The word ‘bubble’ is getting thrown around a lot these days, provoking thoughts of gloom and doom from the not-so-distant past.
Here is what wiki has to say:
A real estate bubble (or housing bubble for residential markets) is a type of economic bubble that occurs periodically in local or global real estate markets. It can be identified through rapid increases in valuations of real property such as housing until they reach unsustainable levels and then decline.
http://en.wikipedia.org/wiki/Real_estate_bubble
But that definition describes the value of any product in a free enterprise system – all prices go up and down with supply and demand.
People who insist on describing today’s real estate market as a ‘bubble’ are trying to imply that rising prices will cause a crash like the last one. Because the media has trained us to prefer hysteria and chaos, we start believing another crash is coming.
Just because prices are going up rapidly DOES NOT mean we will have another crash like the last one.
We need more than just rising prices – we need loads of properties being dumped at any price to burst a bubble. Otherwise, you just have a lot of people stuck in their homes, which isn’t a bad thing – not bad enough for them to sell at any price.
Once we top out, look for prices to meander, not crash. The banks learned their lesson – they will let deadbeats live for free before dumping any more houses, and investors who are receiving solid-and-improving rents won’t be in a hurry either.
Our current tax system promotes dying with your house, so it’s likely that the baby boomers will ride it out too, unless they really need the money.
It’s unlikely that we will have another ‘crash’, but it’s probable that you will be stuck with your house for a long time – like it or not!
Buyer beware – get good help!
The last bubble burst due to exotic financing – giving mortgages to people with little or no qualifying and no skin in the game. When times got tough, it was easier for them to bail out, and the banks dumped everything for whatever the market would bear.
How will we know if the next bubble will burst?
SIGNS OF HOUSING BUBBLE ABOUT TO BURST:
•Easy or no mortgage qualifying.
•No down payments required.
•Bank presidents selling $17 million in stocks every five days while telling people that everything was fine (Angelo Mozilo).

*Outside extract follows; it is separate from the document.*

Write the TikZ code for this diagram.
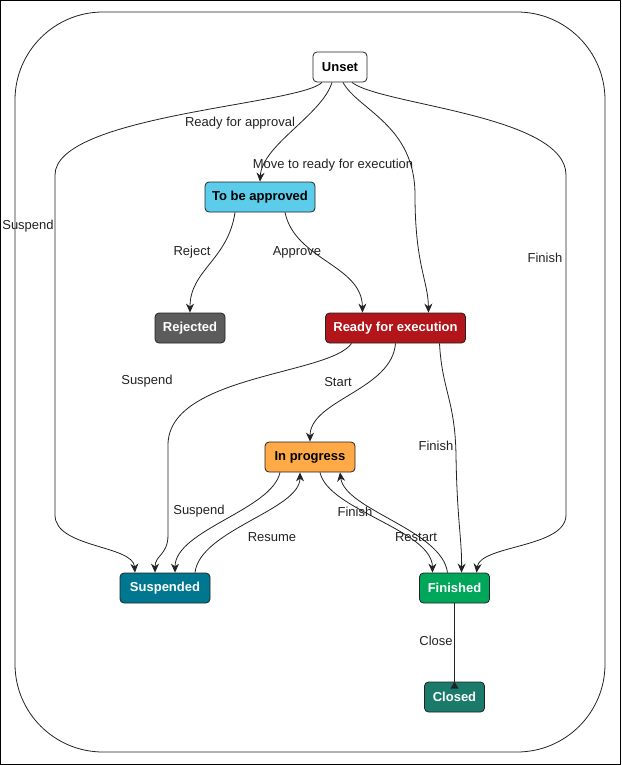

•Economic depression setting in.
•Natural disaster throwing people out of work.
•Man-made disaster throwing people out of work.
•Big investor groups who are bulk dumping.
•Baby boomers flooding the supply.
The current bear case is “too many cash buyers”, which I find ironic.
@Booty Juice
“The current bear case is ‘too many cash buyers’, which I find ironic.”
Indeed, but I think it begs the question of how that cash came to be. Did the cash come from the sale of assets or savings? Or did the cash come from more financing and leverage?
Ok, I should have said it begs the “questions”.
Soros stated:
Under normal conditions misconceptions are self-correcting, and the markets tend toward some kind of equilibrium. Occasionally, a misconception is reinforced by a trend prevailing in reality, and that is when a boom-bust process gets under way. Eventually the gap between reality and its false interpretation becomes unsustainable, and the bubble bursts.
He was talking about stocks, but the same applies to virtually any market — including housing. The question of bubbles ultimately comes down to sustainability.
Are current market conditions sustainable?
Are current market conditions sustainable?
I think they are, only because we just need 300 sales per month, out of 300,000 people.
The sales are definitely sustainable, prices I’m not so sure. I will tackle that one tomorrow.
I think a good portion of the cash buyers are pulling funds from the stock market in order to purchase the properties. The stock market has increased quite a bit since 2009 lows and this has left a number of people sitting on some nice returns.
If the stock market does not continue to increase going forward or only treads water (i.e. side ways) we may not see so many cash buyers purchasing property. This is just my viewpoint on the situation.